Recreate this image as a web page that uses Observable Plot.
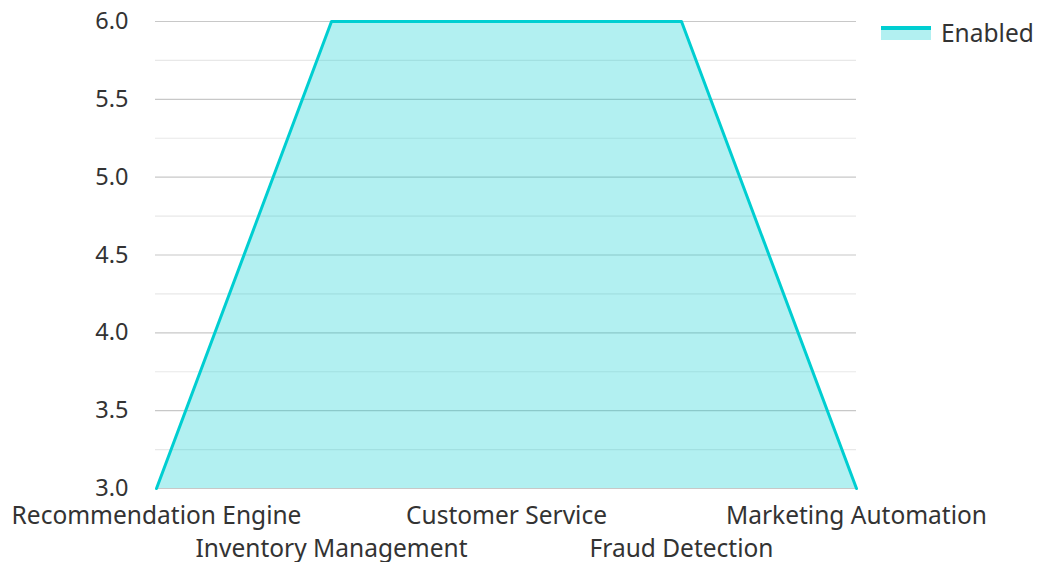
<!DOCTYPE html>
<html><head><meta charset="utf-8">
<script src="https://cdn.jsdelivr.net/npm/d3@7"></script>
<script src="https://cdn.jsdelivr.net/npm/@observablehq/plot@0.6"></script>
<style>
body{margin:0;background:#fff;font-family:"Noto Sans",sans-serif;}
#wrap{position:relative;width:1037px;height:562px;}
#legend{position:absolute;left:881px;top:16px;display:flex;align-items:center;font-size:24.5px;color:#333;}
#legend .sw{width:50px;height:14px;position:relative;margin-right:10px;background:rgba(0,206,209,0.3);}
#legend .sw:before{content:"";position:absolute;left:0;right:0;top:0;height:4px;background:#00CED1;}
</style></head><body>
<div id="wrap"><div id="legend"><span class="sw"></span><span>Enabled</span></div></div>
<script>
const categories = ["Recommendation Engine","Inventory Management","Customer Service","Fraud Detection","Marketing Automation"];
const values = [3, 6, 6, 6, 3];
const seriesName = "Enabled";
const majorTicks = [3.0,3.5,4.0,4.5,5.0,5.5,6.0];
const minorTicks = [3.25,3.75,4.25,4.75,5.25,5.75];

const data = categories.map((c,i)=>({cat:c, v:values[i]}));
const row1 = categories.filter((c,i)=>i%2===0);
const row2 = categories.filter((c,i)=>i%2===1);

const chart = Plot.plot({
  width:1037, height:562,
  marginLeft:155, marginRight:181, marginTop:21, marginBottom:74,
  style:{fontFamily:"Noto Sans, sans-serif", fontSize:"24px", color:"#333", background:"transparent"},
  x:{type:"point", domain:categories, padding:0},
  y:{domain:[3,6]},
  marks:[
    Plot.ruleY(minorTicks,{stroke:"#e8e8e8", strokeWidth:1.2}),
    Plot.ruleY(majorTicks,{stroke:"#c8c8c8", strokeWidth:1.2}),
    Plot.areaY(data,{x:"cat", y1:3, y2:"v", fill:"#00CED1", fillOpacity:0.3}),
    Plot.lineY(data,{x:"cat", y:"v", stroke:"#00CED1", strokeWidth:3}),
    Plot.axisY({ticks:majorTicks, tickFormat:d=>d.toFixed(1), tickSize:0, tickPadding:27, label:null, fontSize:23.5, fill:"#333"}),
    Plot.axisX({ticks:row1, tickSize:0, tickPadding:18, label:null, fontSize:24.5, fill:"#333"}),
    Plot.axisX({ticks:row2, tickSize:0, tickPadding:51, label:null, fontSize:24.5, fill:"#333"})
  ]
});
document.getElementById("wrap").prepend(chart);
</script>
</body></html>
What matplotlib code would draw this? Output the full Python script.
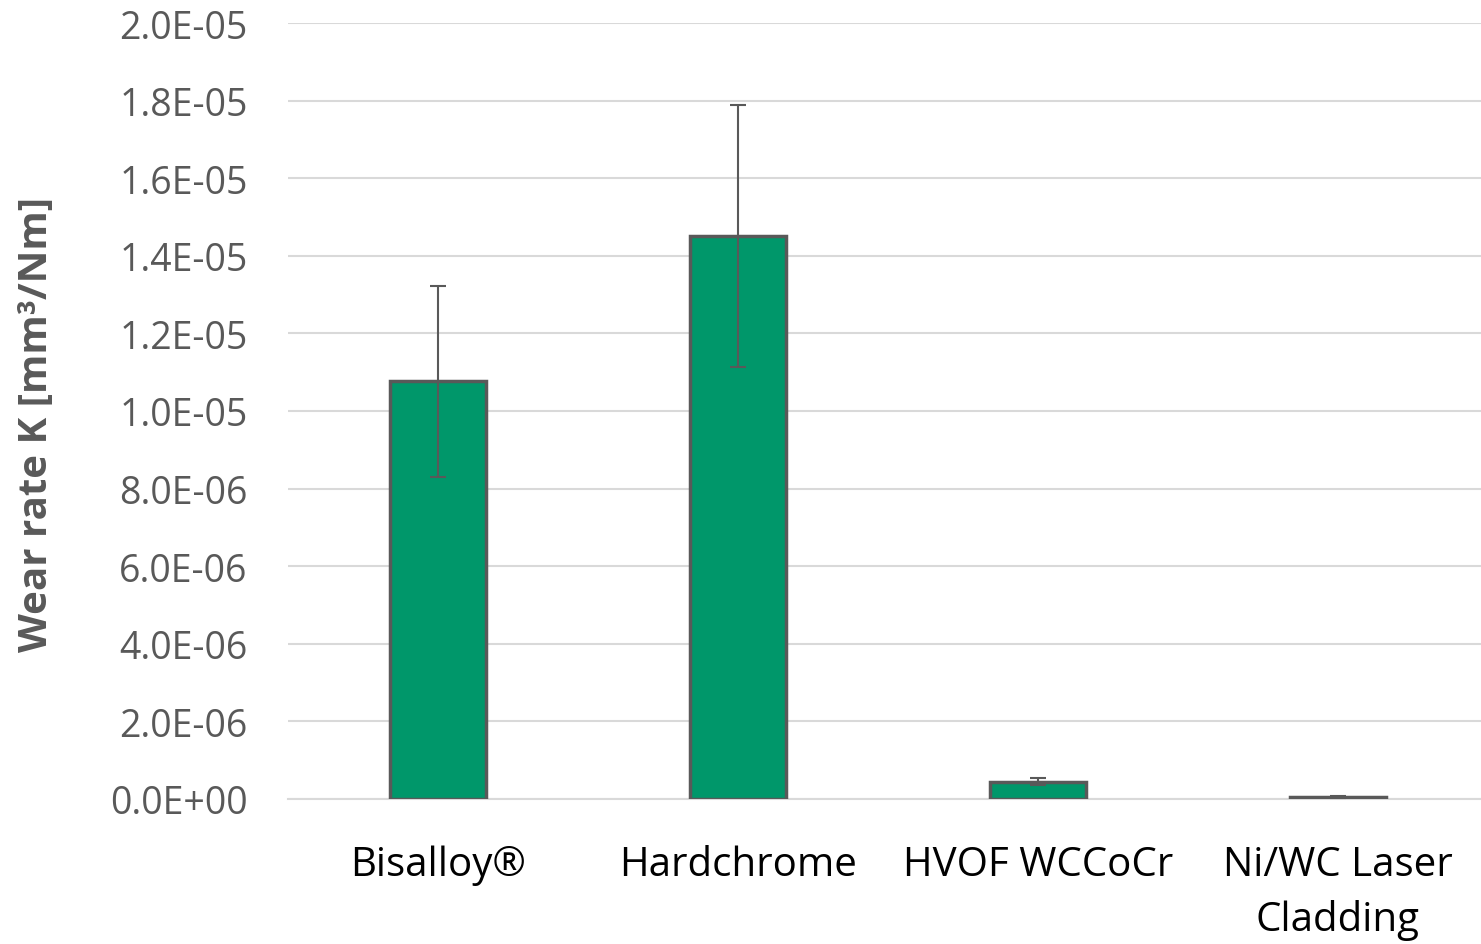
import matplotlib
matplotlib.use("Agg")
import matplotlib.pyplot as plt
import numpy as np

categories = ["Bisalloy®", "Hardchrome", "HVOF WCCoCr", "Ni/WC Laser\nCladding"]
wear_rate = [1.077e-05, 1.451e-05, 4.5e-07, 6.0e-08]
wear_err = [2.46e-06, 3.37e-06, 9.0e-08, 3.0e-08]
yticks = np.arange(0, 2.01e-05, 2e-06)
ytick_labels = ["0.0E+00", "2.0E-06", "4.0E-06", "6.0E-06", "8.0E-06", "1.0E-05",
                "1.2E-05", "1.4E-05", "1.6E-05", "1.8E-05", "2.0E-05"]

plt.rcParams['font.family'] = ['Open Sans', 'DejaVu Sans']
W, H = 1481, 945
fig = plt.figure(figsize=(W/100, H/100), dpi=100)
ax = fig.add_axes([288/W, 1 - 800/H, 1200/W, 776/H])

gray = "#595959"
x = np.arange(len(categories))
ax.bar(x, wear_rate, width=0.32, color="#00976A", edgecolor=gray, linewidth=2.5, zorder=3)
ax.errorbar(x, wear_rate, yerr=wear_err, fmt="none", ecolor=gray, elinewidth=1.5,
            capsize=6, capthick=1.5, zorder=4)

ax.set_xlim(-0.5, len(categories) - 0.5)
ax.set_ylim(0, 2.0e-05)
ax.set_yticks(yticks)
ax.set_yticklabels(ytick_labels)
ax.yaxis.grid(True, color="#d9d9d9", linewidth=1.5, zorder=0)
ax.set_axisbelow(True)
for s in ["top", "right", "left"]:
    ax.spines[s].set_visible(False)
ax.spines["bottom"].set_color("#d9d9d9")
ax.spines["bottom"].set_linewidth(1.5)
ax.tick_params(axis="y", length=0, pad=29, labelsize=27, labelcolor=gray)
ax.tick_params(axis="x", length=0, pad=33, labelsize=29, labelcolor="black")
ax.set_xticks(x)
ax.set_xticklabels(categories, linespacing=1.45)

fig.text(37/W, 1 - 425/H, "Wear rate K [mm³/Nm]", rotation=90, ha="center", va="center",
         fontsize=29, fontweight="bold", color=gray)

fig.savefig("out.png", dpi=100)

EXERCISE DIRECTIONS. Starting at the line containing "What matplotlib code" and stopping after the line containing "capsize=6, capthick=1.5, zorder=4)", give the lines again exactly and leave out every image.

SOLUTION TO THIS EXERCISE.
What matplotlib code would draw this? Output the full Python script.
import matplotlib
matplotlib.use("Agg")
import matplotlib.pyplot as plt
import numpy as np

categories = ["Bisalloy®", "Hardchrome", "HVOF WCCoCr", "Ni/WC Laser\nCladding"]
wear_rate = [1.077e-05, 1.451e-05, 4.5e-07, 6.0e-08]
wear_err = [2.46e-06, 3.37e-06, 9.0e-08, 3.0e-08]
yticks = np.arange(0, 2.01e-05, 2e-06)
ytick_labels = ["0.0E+00", "2.0E-06", "4.0E-06", "6.0E-06", "8.0E-06", "1.0E-05",
                "1.2E-05", "1.4E-05", "1.6E-05", "1.8E-05", "2.0E-05"]

plt.rcParams['font.family'] = ['Open Sans', 'DejaVu Sans']
W, H = 1481, 945
fig = plt.figure(figsize=(W/100, H/100), dpi=100)
ax = fig.add_axes([288/W, 1 - 800/H, 1200/W, 776/H])

gray = "#595959"
x = np.arange(len(categories))
ax.bar(x, wear_rate, width=0.32, color="#00976A", edgecolor=gray, linewidth=2.5, zorder=3)
ax.errorbar(x, wear_rate, yerr=wear_err, fmt="none", ecolor=gray, elinewidth=1.5,
            capsize=6, capthick=1.5, zorder=4)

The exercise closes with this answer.